The worldwide #MeToo movement has revealed that sexual harassment and assault are part of most women’s professional lives. However, this focus that comes from Hollywood should not make us overlook the other forms of violence women suffer in the world of work.

Sexual assault, insults, humiliation, discrimination, and beyond that contradictory orders or isolation are becoming ‘natural’ aspects of work relationships. Even worse, many women are afraid to report their attackers, because of not knowing who to turn to or out of fear of losing their jobs.
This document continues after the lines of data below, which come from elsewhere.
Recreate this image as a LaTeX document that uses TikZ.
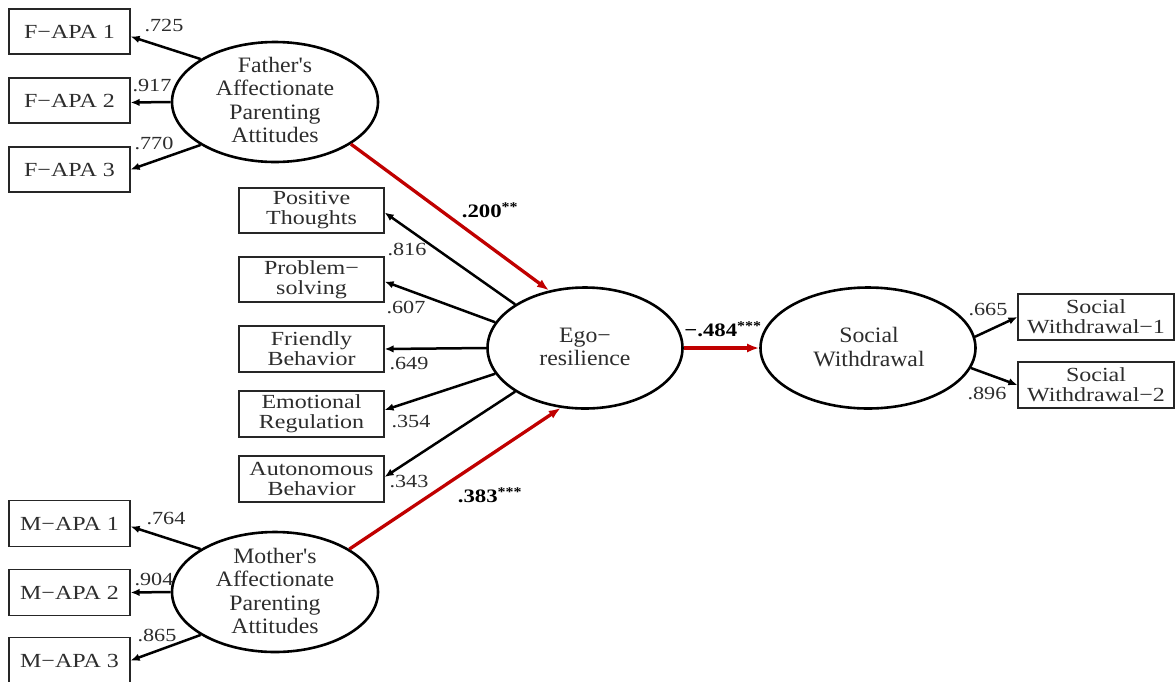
\documentclass[tikz,border=0pt]{standalone}
\usepackage{fontspec}
\setmainfont{Liberation Serif}
\newfontfamily\boxfont[FakeStretch=1.2]{Liberation Serif}
\newfontfamily\ellfont[FakeStretch=1.08]{Liberation Serif}
\usetikzlibrary{arrows.meta,shapes.geometric}
\definecolor{pathred}{RGB}{192,0,0}
\definecolor{txt}{RGB}{45,45,45}
\begin{document}
\begin{tikzpicture}[x=1pt,y=-1pt,
  obs/.style={draw=black!85, line width=1.2pt, rectangle, inner sep=0pt, align=center, text=txt,
    font=\boxfont\fontsize{20}{20}\selectfont},
  lat/.style={draw=black, line width=2.6pt, ellipse, inner sep=0pt, fill=white},
  lattext/.style={align=center, text=txt, inner sep=0pt, font=\ellfont\fontsize{22}{23.5}\selectfont},
  load/.style={-{Latex[length=9pt,width=7.5pt]}, line width=2.5pt, black},
  structpath/.style={-{Latex[length=12pt,width=9pt]}, line width=3.3pt, pathred},
  coef/.style={text=txt, inner sep=0pt, font=\boxfont\fontsize{18.5}{18.5}\selectfont},
  bcoef/.style={text=black, inner sep=0pt, font=\boxfont\bfseries\fontsize{19}{19}\selectfont},
]
\useasboundingbox (0,0) rectangle (1175,681);
\clip (0,0) rectangle (1175,681);

% observed indicators (left)
\node[obs, minimum width=121pt, minimum height=45pt] (fapa1) at (69.5,31.5) {F−APA 1};
\node[obs, minimum width=121pt, minimum height=45pt] (fapa2) at (69.5,100.5) {F−APA 2};
\node[obs, minimum width=121pt, minimum height=45pt] (fapa3) at (69.5,169.5) {F−APA 3};
\node[obs, minimum width=121pt, minimum height=46pt] (mapa1) at (69.5,523.5) {M−APA 1};
\node[obs, minimum width=121pt, minimum height=46pt] (mapa2) at (69.5,592.5) {M−APA 2};
\node[obs, minimum width=121pt, minimum height=46pt] (mapa3) at (69.5,660.5) {M−APA 3};

% ego-resilience indicators
\node[obs, minimum width=145pt, minimum height=45pt] (pt) at (311.5,210.5) {Positive\\Thoughts};
\node[obs, minimum width=145pt, minimum height=45pt] (ps) at (311.5,279.5) {Problem−\\solving};
\node[obs, minimum width=145pt, minimum height=46pt] (fb) at (311.5,349) {Friendly\\Behavior};
\node[obs, minimum width=145pt, minimum height=46pt] (er) at (311.5,414) {Emotional\\Regulation};
\node[obs, minimum width=145pt, minimum height=46pt] (ab) at (311.5,479) {Autonomous\\Behavior};

% social withdrawal indicators
\node[obs, minimum width=156pt, minimum height=46pt] (sw1) at (1096,317) {Social\\Withdrawal−1};
\node[obs, minimum width=156pt, minimum height=46pt] (sw2) at (1096,385) {Social\\Withdrawal−2};

% latent variables
\node[lat, minimum width=206pt, minimum height=120pt] (father) at (275,102) {};
\node[lattext] (fathertxt) at (275,100) {Father's\\Affectionate\\Parenting\\Attitudes};
\node[lat, minimum width=206pt, minimum height=120pt] (mother) at (275,592) {};
\node[lattext] (mothertxt) at (275,591) {Mother's\\Affectionate\\Parenting\\Attitudes};
\node[lat, minimum width=195pt, minimum height=121pt] (ego) at (585,348) {};
\node[lattext] (egotxt) at (585,347) {Ego−\\resilience};
\node[lat, minimum width=215pt, minimum height=121pt] (sw) at (868,348) {};
\node[lattext] (swtxt) at (869,347) {Social\\Withdrawal};

% loadings
\draw[load] (father.150) -- ([yshift=-5pt]fapa1.east);
\draw[load] (father.180) -- ([yshift=-2pt]fapa2.east);
\draw[load] (father.210) -- (fapa3.east);
\draw[load] (mother.150) -- ([yshift=-3pt]mapa1.east);
\draw[load] (mother.180) -- (mapa2.east);
\draw[load] (mother.210) -- (mapa3.east);
\draw[load] (ego.148) -- ([yshift=-2pt]pt.east);
\draw[load] (ego.164.6) -- ([yshift=-2pt]ps.east);
\draw[load] (ego.180) -- (fb.east);
\draw[load] (ego.196.6) -- ([yshift=4pt]er.east);
\draw[load] (ego.212) -- ([yshift=2pt]ab.east);
\draw[load] (sw.6) -- (sw1.west);
\draw[load] (sw.-11) -- (sw2.west);

% structural paths
\draw[structpath] (father.-29) -- (ego.122);
\draw[structpath] (mother.30) -- (ego.248);
\draw[structpath] (ego.east) -- (sw.west);

% coefficients
\node[coef] (c1) at (164,26) {.725};
\node[coef] (c2) at (152,86) {.917};
\node[coef] (c3) at (154,143) {.770};
\node[coef] (c4) at (166,518) {.764};
\node[coef] (c5) at (154,579) {.904};
\node[coef] (c6) at (157,635) {.865};
\node[coef] (c7) at (407,249) {.816};
\node[coef] (c8) at (406,307) {.607};
\node[coef] (c9) at (409,363) {.649};
\node[coef] (c10) at (411,421) {.354};
\node[coef] (c11) at (409,481) {.343};
\node[coef] (c12) at (988,309) {.665};
\node[coef] (c13) at (987,393) {.896};
\node[bcoef] (b1) at (490,210) {.200\textsuperscript{**}};
\node[bcoef] (b2) at (490,495) {.383\textsuperscript{***}};
\node[bcoef] (b3) at (723,329) {−.484\textsuperscript{***}};
\end{tikzpicture}
\end{document}
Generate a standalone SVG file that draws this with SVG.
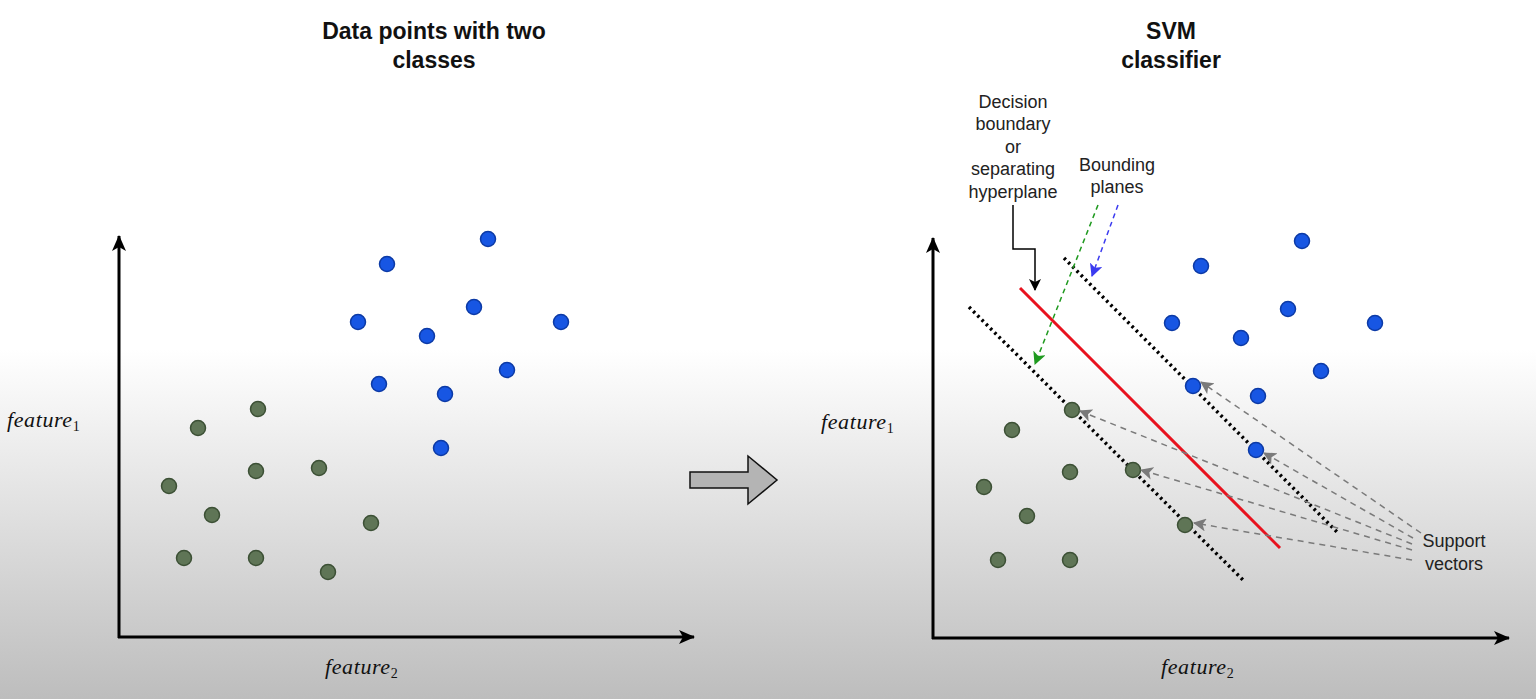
<svg xmlns="http://www.w3.org/2000/svg" width="1536" height="699" viewBox="0 0 1536 699">
<defs>
<linearGradient id="bg" x1="0" y1="0" x2="0" y2="699" gradientUnits="userSpaceOnUse">
<stop offset="0" stop-color="#ffffff"/>
<stop offset="0.5" stop-color="#ffffff"/>
<stop offset="1" stop-color="#bdbdbd"/>
</linearGradient>
<marker id="ah" viewBox="0 0 12 12" refX="11" refY="6" markerWidth="12" markerHeight="12" markerUnits="userSpaceOnUse" orient="auto">
<path d="M0,0 L12,6 L0,12 L3,6 Z" fill="#000"/>
</marker>
<marker id="ahBig" viewBox="0 0 16 16" refX="15" refY="8" markerWidth="16" markerHeight="16" markerUnits="userSpaceOnUse" orient="auto">
<path d="M0,1 L16,8 L0,15 L4,8 Z" fill="#000"/>
</marker>
<marker id="ahGreen" viewBox="0 0 12 12" refX="11" refY="6" markerWidth="13" markerHeight="13" markerUnits="userSpaceOnUse" orient="auto">
<path d="M0,0 L12,6 L0,12 L3,6 Z" fill="#1f9a1f"/>
</marker>
<marker id="ahBlue" viewBox="0 0 12 12" refX="11" refY="6" markerWidth="13" markerHeight="13" markerUnits="userSpaceOnUse" orient="auto">
<path d="M0,0 L12,6 L0,12 L3,6 Z" fill="#3b3bf0"/>
</marker>
<marker id="ahGray" viewBox="0 0 12 12" refX="11" refY="6" markerWidth="13" markerHeight="13" markerUnits="userSpaceOnUse" orient="auto">
<path d="M0,0 L12,6 L0,12 L3,6 Z" fill="#7a7a7a"/>
</marker>
</defs>
<style>
.title{font-family:"Liberation Sans",Arial,sans-serif;font-size:23px;font-weight:bold;fill:#111;text-anchor:middle}
.lbl{font-family:"Liberation Sans",Arial,sans-serif;font-size:18px;fill:#222;text-anchor:middle}
.math{font-family:"Liberation Serif","DejaVu Serif",serif;font-style:italic;font-size:22px;letter-spacing:0.6px;fill:#111}
.sub{font-style:normal;font-size:14px}
.axis{stroke:#000;stroke-width:3;fill:none}
.blue{fill:#1756e3;stroke:#0c3aa6;stroke-width:1.5}
.green{fill:#5f7556;stroke:#3c5035;stroke-width:1.5}
.dotline{stroke:#000;stroke-width:3.5;stroke-dasharray:2.5 3.5;fill:none}
.sv{stroke:#7a7a7a;stroke-width:1.5;stroke-dasharray:6 5;fill:none}
</style>
<rect x="0" y="0" width="1536" height="699" fill="url(#bg)"/>

<g id="title-left">
<text class="title" x="434" y="39">Data points with two</text>
<text class="title" x="434" y="68">classes</text>
</g>
<g id="title-right">
<text class="title" x="1171" y="39">SVM</text>
<text class="title" x="1171" y="68">classifier</text>
</g>

<g id="axes-left">
<line class="axis" x1="119" y1="638" x2="119" y2="236" marker-end="url(#ahBig)"/>
<line class="axis" x1="118" y1="637" x2="694" y2="637" marker-end="url(#ahBig)"/>
<text class="math" x="7" y="427">feature<tspan class="sub" dy="4">1</tspan></text>
<text class="math" x="325" y="674">feature<tspan class="sub" dy="4">2</tspan></text>
</g>

<g id="axes-right">
<line class="axis" x1="933" y1="639" x2="933" y2="238" marker-end="url(#ahBig)"/>
<line class="axis" x1="932" y1="638" x2="1509" y2="638" marker-end="url(#ahBig)"/>
<text class="math" x="821" y="429">feature<tspan class="sub" dy="4">1</tspan></text>
<text class="math" x="1161" y="674">feature<tspan class="sub" dy="4">2</tspan></text>
</g>

<g id="points-left">
<circle class="blue" cx="488" cy="239" r="7.5"/>
<circle class="blue" cx="387" cy="264" r="7.5"/>
<circle class="blue" cx="474" cy="307" r="7.5"/>
<circle class="blue" cx="358" cy="322" r="7.5"/>
<circle class="blue" cx="427" cy="336" r="7.5"/>
<circle class="blue" cx="561" cy="322" r="7.5"/>
<circle class="blue" cx="507" cy="370" r="7.5"/>
<circle class="blue" cx="379" cy="384" r="7.5"/>
<circle class="blue" cx="445" cy="394" r="7.5"/>
<circle class="blue" cx="441" cy="448" r="7.5"/>
<circle class="green" cx="258" cy="409" r="7.5"/>
<circle class="green" cx="198" cy="428" r="7.5"/>
<circle class="green" cx="256" cy="471" r="7.5"/>
<circle class="green" cx="319" cy="468" r="7.5"/>
<circle class="green" cx="169" cy="486" r="7.5"/>
<circle class="green" cx="212" cy="515" r="7.5"/>
<circle class="green" cx="371" cy="523" r="7.5"/>
<circle class="green" cx="184" cy="558" r="7.5"/>
<circle class="green" cx="256" cy="558" r="7.5"/>
<circle class="green" cx="328" cy="572" r="7.5"/>
</g>

<g id="transform-arrow">
<path d="M690,472 L748,472 L748,456 L777,480 L748,504 L748,488 L690,488 Z" fill="#b4b4b4" stroke="#111" stroke-width="1.5" stroke-linejoin="miter"/>
</g>

<g id="planes">
<line class="dotline" x1="969" y1="307" x2="1244" y2="581"/>
<line class="dotline" x1="1064" y1="258" x2="1338" y2="533"/>
<line id="decision-boundary" x1="1020" y1="288" x2="1280" y2="548" stroke="#e8121e" stroke-width="3"/>
</g>

<g id="points-right">
<circle class="blue" cx="1302" cy="241" r="7.5"/>
<circle class="blue" cx="1201" cy="266" r="7.5"/>
<circle class="blue" cx="1288" cy="309" r="7.5"/>
<circle class="blue" cx="1172" cy="323" r="7.5"/>
<circle class="blue" cx="1241" cy="338" r="7.5"/>
<circle class="blue" cx="1375" cy="323" r="7.5"/>
<circle class="blue" cx="1321" cy="371" r="7.5"/>
<circle class="blue" cx="1193" cy="386" r="7.5"/>
<circle class="blue" cx="1258" cy="396" r="7.5"/>
<circle class="blue" cx="1256" cy="450" r="7.5"/>
<circle class="green" cx="1072" cy="410" r="7.5"/>
<circle class="green" cx="1012" cy="430" r="7.5"/>
<circle class="green" cx="1070" cy="472" r="7.5"/>
<circle class="green" cx="1133" cy="470" r="7.5"/>
<circle class="green" cx="984" cy="487" r="7.5"/>
<circle class="green" cx="1027" cy="516" r="7.5"/>
<circle class="green" cx="1185" cy="525" r="7.5"/>
<circle class="green" cx="998" cy="560" r="7.5"/>
<circle class="green" cx="1070" cy="560" r="7.5"/>
</g>

<g id="label-decision">
<text class="lbl" x="1013" y="108">Decision</text>
<text class="lbl" x="1013" y="130">boundary</text>
<text class="lbl" x="1013" y="153">or</text>
<text class="lbl" x="1013" y="175">separating</text>
<text class="lbl" x="1013" y="198">hyperplane</text>
</g>
<g id="label-bounding">
<text class="lbl" x="1117" y="171">Bounding</text>
<text class="lbl" x="1117" y="193">planes</text>
</g>
<g id="label-support">
<text class="lbl" x="1454" y="547">Support</text>
<text class="lbl" x="1454" y="570">vectors</text>
</g>

<g id="connectors">
<path d="M1013,205 L1013,249 L1035,249 L1035,290" fill="none" stroke="#000" stroke-width="1.5" marker-end="url(#ah)"/>
<line x1="1098" y1="205" x2="1035" y2="364" stroke="#1f9a1f" stroke-width="1.5" stroke-dasharray="5 4" marker-end="url(#ahGreen)"/>
<line x1="1118" y1="205" x2="1092" y2="276" stroke="#3b3bf0" stroke-width="1.5" stroke-dasharray="5 4" marker-end="url(#ahBlue)"/>
<line class="sv" x1="1421" y1="533" x2="1201" y2="382" marker-end="url(#ahGray)"/>
<line class="sv" x1="1413" y1="538" x2="1264" y2="453" marker-end="url(#ahGray)"/>
<line class="sv" x1="1412" y1="544" x2="1080" y2="411" marker-end="url(#ahGray)"/>
<line class="sv" x1="1412" y1="550" x2="1141" y2="470" marker-end="url(#ahGray)"/>
<line class="sv" x1="1412" y1="560" x2="1194" y2="523" marker-end="url(#ahGray)"/>
</g>
</svg>
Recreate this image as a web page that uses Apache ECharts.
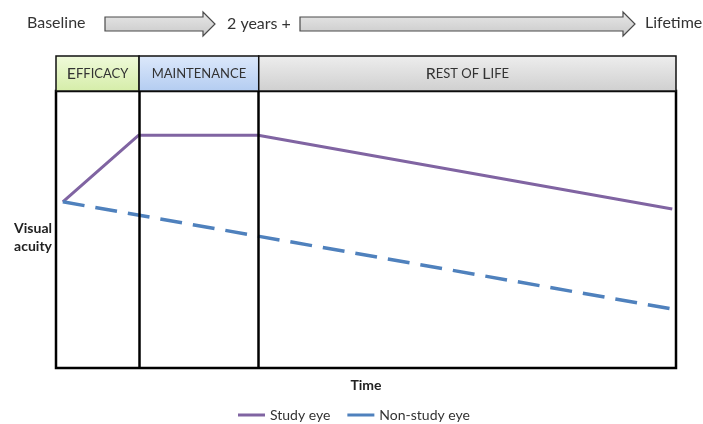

Even though men can also suffer violence and harassment in the workplace, stereotyping and inequality in power relationships make women much more vulnerable to it. It is particularly clear in Asia, where women garment workers may be targets of violence on the basis of their gender, or because they are perceived as less likely or able to resist. As a recent study showed, they make up the vast majority of workers in this sector: 80 per cent in Bangladesh and Indonesia, more than 90 per cent in Cambodia, 60-75 per cent in India and 85 per cent in Sri Lanka.

No relief at home too

And many women never manage to find relief at home, given that domestic violence is also part of their lives. A UN Women report highlights how 35 per cent of women all around the world have experienced physical and/or sexual violence at some point in their lives. This hidden issue ends up having consequences for working women’s physical and psychological well-being, including leading to health problems. .

This can lead to women leaving their jobs or giving up working, which results in interruptions in employment with consequences for current and future income (less right to pensions, etc), adding to the already unacceptable gender pay gap of 23 per cent between women and men.

Even though workplace violence affects all sectors and all categories of workers, the health sector — where women make up the majority of workers — is the one that best illustrates the seriousness of the situation. The World Health Organisation (WHO) calculates that violence in this sector makes up a quarter of all assaults that take place in the workplace. For example, a recent report from Thailand discloses that 47.7 per cent of health workers reported experiencing violence in the workplace.

When nurses are asked where this violence comes from, they point to patients and visitors on the one hand, and their colleagues and superiors on the other. In fact, work-related violence, and the steady increase thereof, is also due to external factors. It intensifies in situations of war and economic crisis, but it is also a consequence of privatisation and austerity measures, which bring with them increased flexibility that translates into violence towards workers in general.

The ILO states that the risk of violence in the workplace is seen to increase due to factors like changes, restructuring of production processes, insufficient staff, excessive workload, non-standard contracts and/or lack of safety. Similarly, the victims of workplace violence are not only those working in those places.

Public Services International (PSI) has been advocating the inclusion of the concept ‘third parties’ in the characterisation of victims and perpetrators of work-related violence..

As a society, we are all victims of work-related violence. Getting rid of it is a task for us all.

The writer is Gender Equality Officer at Public Services International.